─── Entries shown

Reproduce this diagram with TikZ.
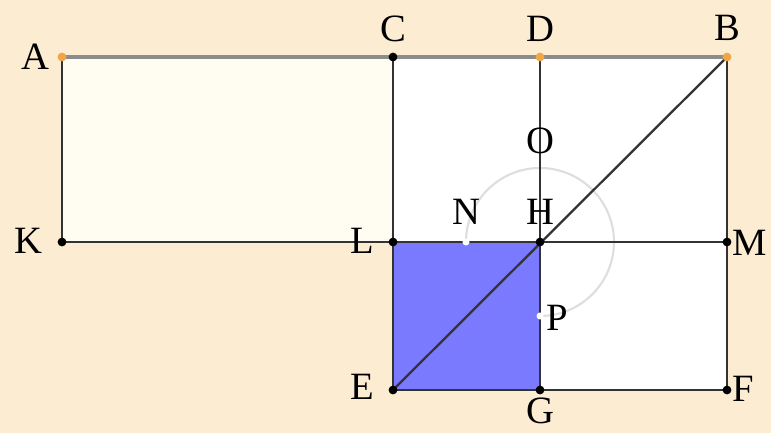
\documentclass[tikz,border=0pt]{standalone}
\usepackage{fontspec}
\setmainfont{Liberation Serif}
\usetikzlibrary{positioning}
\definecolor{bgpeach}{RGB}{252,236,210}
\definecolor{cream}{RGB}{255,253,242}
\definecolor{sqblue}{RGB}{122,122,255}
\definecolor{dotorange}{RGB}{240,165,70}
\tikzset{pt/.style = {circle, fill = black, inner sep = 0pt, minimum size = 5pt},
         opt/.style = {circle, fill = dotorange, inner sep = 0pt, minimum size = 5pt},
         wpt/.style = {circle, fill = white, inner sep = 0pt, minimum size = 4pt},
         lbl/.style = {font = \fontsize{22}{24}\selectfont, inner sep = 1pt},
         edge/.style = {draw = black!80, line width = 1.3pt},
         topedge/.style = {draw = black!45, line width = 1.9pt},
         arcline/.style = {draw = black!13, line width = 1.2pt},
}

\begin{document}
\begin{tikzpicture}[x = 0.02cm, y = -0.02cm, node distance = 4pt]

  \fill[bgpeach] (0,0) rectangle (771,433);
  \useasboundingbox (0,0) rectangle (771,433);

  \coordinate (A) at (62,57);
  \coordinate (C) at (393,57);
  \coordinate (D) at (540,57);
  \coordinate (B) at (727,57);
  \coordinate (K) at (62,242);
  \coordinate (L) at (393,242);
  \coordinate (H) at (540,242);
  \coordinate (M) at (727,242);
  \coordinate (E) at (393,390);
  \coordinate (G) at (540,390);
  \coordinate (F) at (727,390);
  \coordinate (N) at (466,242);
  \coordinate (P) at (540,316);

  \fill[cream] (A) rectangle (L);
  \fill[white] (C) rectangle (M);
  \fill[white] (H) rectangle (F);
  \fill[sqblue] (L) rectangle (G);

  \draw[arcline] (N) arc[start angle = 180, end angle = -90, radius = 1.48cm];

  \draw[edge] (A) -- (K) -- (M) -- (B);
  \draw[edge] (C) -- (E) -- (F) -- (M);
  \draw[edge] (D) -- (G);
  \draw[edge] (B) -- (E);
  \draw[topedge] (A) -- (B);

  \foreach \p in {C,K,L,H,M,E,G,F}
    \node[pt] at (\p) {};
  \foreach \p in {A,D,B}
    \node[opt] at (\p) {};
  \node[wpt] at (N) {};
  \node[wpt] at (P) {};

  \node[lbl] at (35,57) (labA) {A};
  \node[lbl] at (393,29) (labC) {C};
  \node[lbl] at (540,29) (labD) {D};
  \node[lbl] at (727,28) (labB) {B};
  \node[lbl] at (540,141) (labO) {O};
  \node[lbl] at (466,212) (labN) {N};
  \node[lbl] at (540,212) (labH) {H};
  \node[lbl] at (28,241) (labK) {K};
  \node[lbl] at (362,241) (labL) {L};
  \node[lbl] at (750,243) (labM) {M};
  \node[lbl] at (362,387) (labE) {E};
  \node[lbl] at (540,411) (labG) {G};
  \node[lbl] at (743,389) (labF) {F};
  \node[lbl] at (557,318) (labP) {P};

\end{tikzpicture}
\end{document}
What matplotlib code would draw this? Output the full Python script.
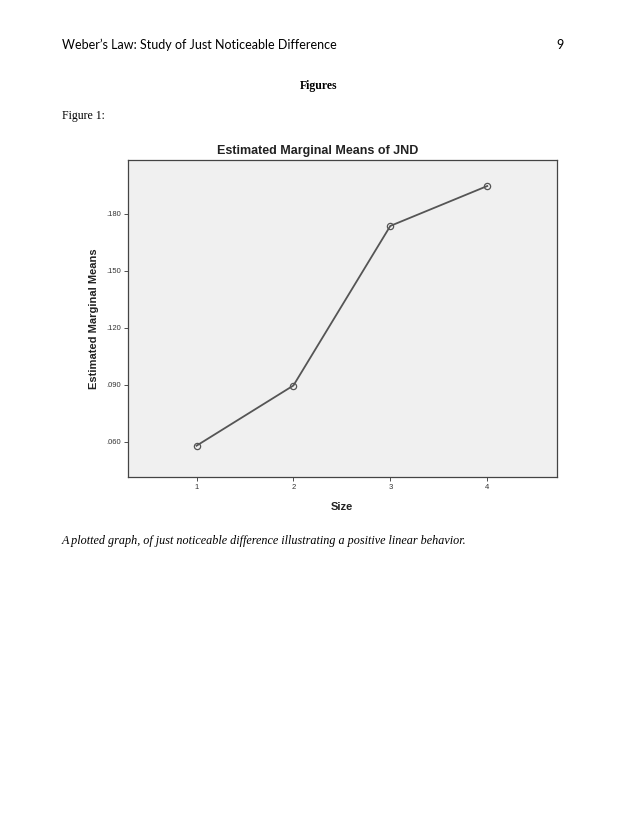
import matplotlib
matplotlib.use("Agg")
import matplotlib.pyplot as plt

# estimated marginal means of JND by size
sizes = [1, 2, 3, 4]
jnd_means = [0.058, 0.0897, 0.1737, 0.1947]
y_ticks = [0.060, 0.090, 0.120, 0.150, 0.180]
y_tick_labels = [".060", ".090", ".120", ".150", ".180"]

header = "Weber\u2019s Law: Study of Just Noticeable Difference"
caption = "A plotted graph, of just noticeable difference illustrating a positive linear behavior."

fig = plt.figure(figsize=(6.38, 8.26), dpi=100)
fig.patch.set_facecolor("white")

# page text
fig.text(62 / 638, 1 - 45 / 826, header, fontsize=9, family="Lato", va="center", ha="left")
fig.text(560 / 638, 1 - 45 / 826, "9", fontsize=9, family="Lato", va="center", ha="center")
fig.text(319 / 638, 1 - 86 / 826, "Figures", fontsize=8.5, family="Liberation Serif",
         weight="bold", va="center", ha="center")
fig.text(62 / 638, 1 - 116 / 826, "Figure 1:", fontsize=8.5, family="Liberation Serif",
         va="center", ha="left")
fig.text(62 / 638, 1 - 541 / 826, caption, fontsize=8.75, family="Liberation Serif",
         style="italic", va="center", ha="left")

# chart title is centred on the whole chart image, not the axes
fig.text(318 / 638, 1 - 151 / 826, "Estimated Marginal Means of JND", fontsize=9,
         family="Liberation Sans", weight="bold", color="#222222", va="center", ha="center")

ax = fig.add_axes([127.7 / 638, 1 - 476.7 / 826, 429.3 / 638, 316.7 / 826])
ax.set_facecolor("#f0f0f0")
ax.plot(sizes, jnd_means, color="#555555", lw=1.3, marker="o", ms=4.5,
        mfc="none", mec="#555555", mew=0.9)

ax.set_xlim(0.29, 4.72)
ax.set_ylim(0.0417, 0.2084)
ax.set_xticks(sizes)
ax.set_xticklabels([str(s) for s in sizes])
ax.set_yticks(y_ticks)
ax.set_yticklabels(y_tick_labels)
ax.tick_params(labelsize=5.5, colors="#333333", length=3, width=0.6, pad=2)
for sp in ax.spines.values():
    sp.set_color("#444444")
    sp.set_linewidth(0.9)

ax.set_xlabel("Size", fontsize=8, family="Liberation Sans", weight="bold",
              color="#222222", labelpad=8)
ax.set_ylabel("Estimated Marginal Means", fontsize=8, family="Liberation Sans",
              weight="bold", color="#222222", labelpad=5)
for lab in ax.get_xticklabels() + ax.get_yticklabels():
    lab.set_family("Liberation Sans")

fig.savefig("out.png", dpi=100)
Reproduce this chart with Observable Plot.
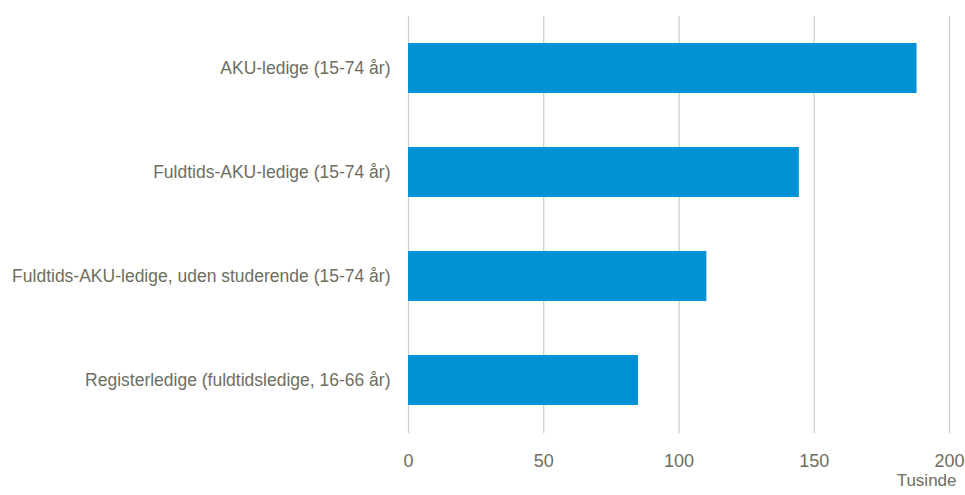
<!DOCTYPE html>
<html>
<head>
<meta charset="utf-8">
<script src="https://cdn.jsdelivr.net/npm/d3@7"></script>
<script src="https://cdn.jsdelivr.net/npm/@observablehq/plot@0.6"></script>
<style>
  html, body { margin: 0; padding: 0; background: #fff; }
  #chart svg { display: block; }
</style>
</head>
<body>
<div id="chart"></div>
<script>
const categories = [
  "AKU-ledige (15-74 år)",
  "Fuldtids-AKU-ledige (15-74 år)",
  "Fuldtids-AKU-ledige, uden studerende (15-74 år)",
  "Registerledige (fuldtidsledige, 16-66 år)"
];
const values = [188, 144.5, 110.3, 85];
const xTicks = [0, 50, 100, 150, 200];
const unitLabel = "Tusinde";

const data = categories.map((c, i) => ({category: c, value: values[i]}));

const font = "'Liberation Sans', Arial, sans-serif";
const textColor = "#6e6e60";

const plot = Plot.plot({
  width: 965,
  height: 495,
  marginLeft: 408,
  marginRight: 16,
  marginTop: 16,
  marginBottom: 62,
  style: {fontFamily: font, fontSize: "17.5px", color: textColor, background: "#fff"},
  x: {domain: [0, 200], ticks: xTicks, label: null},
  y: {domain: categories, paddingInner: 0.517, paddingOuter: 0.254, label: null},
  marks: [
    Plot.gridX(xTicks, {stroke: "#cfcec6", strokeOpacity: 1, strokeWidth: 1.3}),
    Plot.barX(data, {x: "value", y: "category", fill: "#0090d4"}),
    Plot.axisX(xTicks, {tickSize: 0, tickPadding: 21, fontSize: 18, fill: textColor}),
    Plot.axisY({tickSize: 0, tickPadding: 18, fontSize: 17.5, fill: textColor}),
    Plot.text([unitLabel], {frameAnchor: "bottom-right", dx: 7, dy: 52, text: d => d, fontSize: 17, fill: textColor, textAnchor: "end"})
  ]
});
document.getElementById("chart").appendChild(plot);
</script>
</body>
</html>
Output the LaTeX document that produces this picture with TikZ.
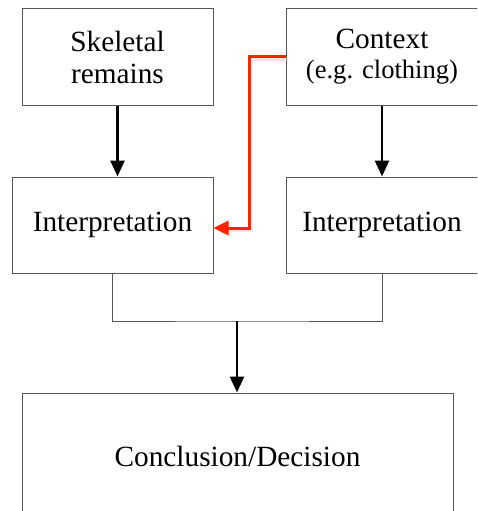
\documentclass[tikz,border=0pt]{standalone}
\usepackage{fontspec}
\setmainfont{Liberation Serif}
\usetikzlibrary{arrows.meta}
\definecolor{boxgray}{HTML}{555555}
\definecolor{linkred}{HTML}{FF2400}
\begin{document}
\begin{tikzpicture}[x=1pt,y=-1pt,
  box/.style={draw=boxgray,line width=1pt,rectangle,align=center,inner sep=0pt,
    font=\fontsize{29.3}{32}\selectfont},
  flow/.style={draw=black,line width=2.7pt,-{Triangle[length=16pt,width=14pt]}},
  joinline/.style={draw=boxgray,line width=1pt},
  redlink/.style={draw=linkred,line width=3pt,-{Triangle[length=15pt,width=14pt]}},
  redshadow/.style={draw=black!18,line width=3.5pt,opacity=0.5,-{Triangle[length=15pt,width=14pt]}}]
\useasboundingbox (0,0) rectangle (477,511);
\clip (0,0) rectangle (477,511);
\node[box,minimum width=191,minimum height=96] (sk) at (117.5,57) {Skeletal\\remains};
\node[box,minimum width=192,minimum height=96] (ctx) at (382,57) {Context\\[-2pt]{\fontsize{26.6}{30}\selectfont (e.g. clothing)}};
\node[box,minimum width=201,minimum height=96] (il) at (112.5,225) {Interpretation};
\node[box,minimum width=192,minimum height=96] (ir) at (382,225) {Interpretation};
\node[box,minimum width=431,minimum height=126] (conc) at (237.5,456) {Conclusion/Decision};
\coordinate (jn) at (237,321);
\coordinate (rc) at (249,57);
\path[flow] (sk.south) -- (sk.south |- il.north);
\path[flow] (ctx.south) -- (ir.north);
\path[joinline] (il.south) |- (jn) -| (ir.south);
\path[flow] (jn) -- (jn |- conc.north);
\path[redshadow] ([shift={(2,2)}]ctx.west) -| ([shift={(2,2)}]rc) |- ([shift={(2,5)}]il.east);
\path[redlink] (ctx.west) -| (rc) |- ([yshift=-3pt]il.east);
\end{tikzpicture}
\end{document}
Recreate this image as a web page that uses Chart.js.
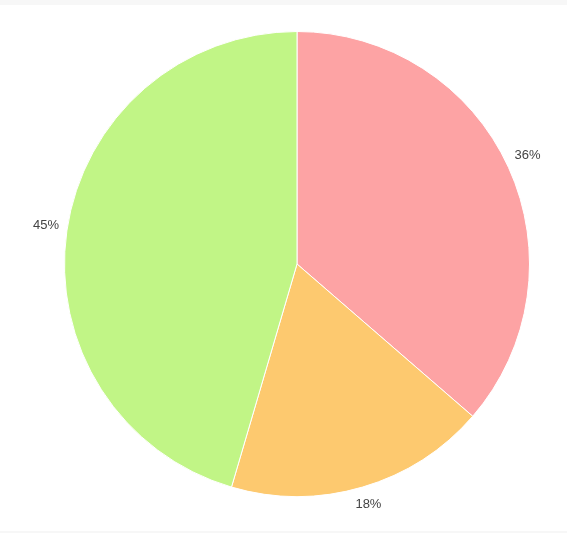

──────

Exercise goal:
All lines that include "script" are to be gathered and copied.

Worked solution:
What matplotlib code would draw this? Output the full Python script.
<script src="https://cdn.jsdelivr.net/npm/d3@7"></script>
<script src="https://cdn.jsdelivr.net/npm/@observablehq/plot@0.6"></script>
<script>
</script>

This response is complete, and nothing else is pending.